S: My cousin, who is 12 years old, sends his assignments to his teachers through email. Can you believe it? When we were 12, heck until we reached university, we never used anything other than paper and pen. These kids have grown up too fast.

A: Wow. Does he go to one of those smart schools, where teachers think that learning does not happen in classrooms, rather only by engaging with each other?

S: Yes one of those. I read the curriculum once. For the whole year, they only have one miserly workbook. The rest of the sessions are just dedicated to interacting with the class and the teachers. I mean, it’s good that they are focusing on letting the children critically think on their own. But I’m not so sure, how sustainable this is. Especially in a school system, that is oriented towards grades.

A: Critical thinking is one thing. Letting these children be deprived of actually working hard, is another. Yes, there are many problems with only emphasizing on book learning, but you cannot discredit the fact that we were able to handle the Pakistani university workload, because of that. This is not a perfect world, where you say a bunch of ‘innovative’, things in the class, and get awarded for it. You need grades. For that, you need to work hard.

S: What about changing the whole grade culture? It is an awful rat-race, one that crushes all ambitions of students. Maybe this new system of learning, one that is focusing on the student as an individual, might not be so bad. It can actually work. The students need all the inspiration they can get.

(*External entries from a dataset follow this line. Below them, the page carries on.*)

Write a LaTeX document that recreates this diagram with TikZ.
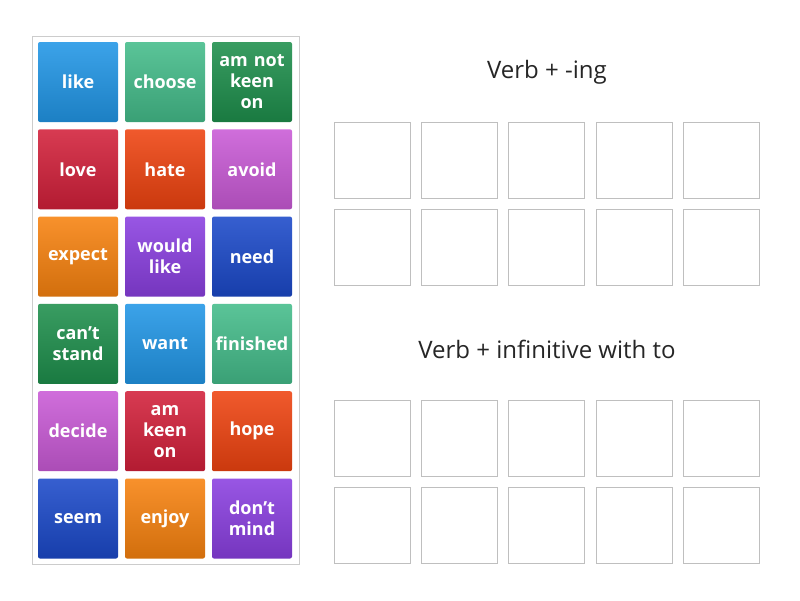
\documentclass[tikz,border=0pt]{standalone}
\usepackage{fontspec}
\setmainfont{Open Sans}
\begin{document}
\begin{tikzpicture}[x=1pt,y=-1pt,
  tile/.style={minimum width=80pt,minimum height=80pt,rounded corners=2pt,inner sep=1pt,
    text=white,font=\fontsize{18}{21}\selectfont\bfseries,align=center,text width=76pt},
  slot/.style={draw=black!25,line width=1pt,minimum width=76pt,minimum height=76pt,inner sep=0pt},
  ttl/.style={font=\fontsize{24}{28}\selectfont,text=black!85}]
\useasboundingbox (0,0) rectangle (800,600);
\fill[white] (0,0) rectangle (800,600);
\node[draw=black!20,line width=1pt,minimum width=267pt,minimum height=528pt,inner sep=0pt] (panel) at (165.5,300) {};
\definecolor{cblue}{HTML}{2196E6}
\definecolor{cgreen}{HTML}{44BC8A}
\definecolor{cdgreen}{HTML}{1E8F4C}
\definecolor{cred}{HTML}{D2203A}
\definecolor{cored}{HTML}{EE4310}
\definecolor{cpink}{HTML}{C95AD6}
\definecolor{corange}{HTML}{F7820F}
\definecolor{cpurple}{HTML}{8A3FE0}
\definecolor{cnavy}{HTML}{1B49C9}
\foreach \t/\c/\col/\row [count=\i] in {
  like/cblue/0/0, choose/cgreen/1/0, {am not\\keen\\on}/cdgreen/2/0,
  love/cred/0/1, hate/cored/1/1, avoid/cpink/2/1,
  expect/corange/0/2, {would\\like}/cpurple/1/2, need/cnavy/2/2,
  {can't\\stand}/cdgreen/0/3, want/cblue/1/3, finished/cgreen/2/3,
  decide/cpink/0/4, {am\\keen\\on}/cred/1/4, hope/cored/2/4,
  seem/cnavy/0/5, enjoy/corange/1/5, {don't\\mind}/cpurple/2/5}
  \node[tile,top color=\c!88!white,bottom color=\c!85!black] (t\i) at (78+87*\col,82+87.3*\row) {\t};
\node[ttl] (h1) at (547,72) {Verb + -ing};
\node[ttl] (h2) at (547,349) {Verb + infinitive with to};
\foreach \x [count=\i] in {372,459,546.5,634,721.5}{
  \node[slot] (a\i) at (\x,160) {};
  \node[slot] (b\i) at (\x,247) {};
  \node[slot] (c\i) at (\x,438) {};
  \node[slot] (d\i) at (\x,525) {};
}
\end{tikzpicture}
\end{document}
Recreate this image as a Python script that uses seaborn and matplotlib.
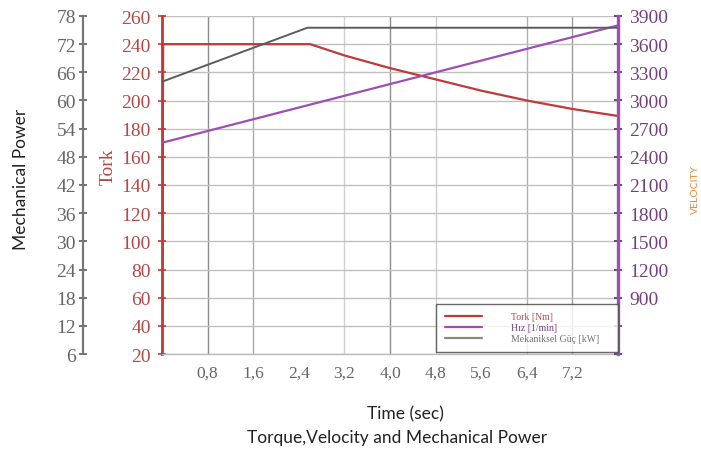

A: I agree that this grade-culture is detrimental, but giving them an easy way out is also a train wreck waiting to happen. If they are so dependent on computers and digital media for their information, they will never value the importance of a book. Remember the times we used to read encyclopedias to get some extra information. At the undergrad, we used to camp outside of libraries, stacking piles of books to read. If everything is online for them, where is the learning in that?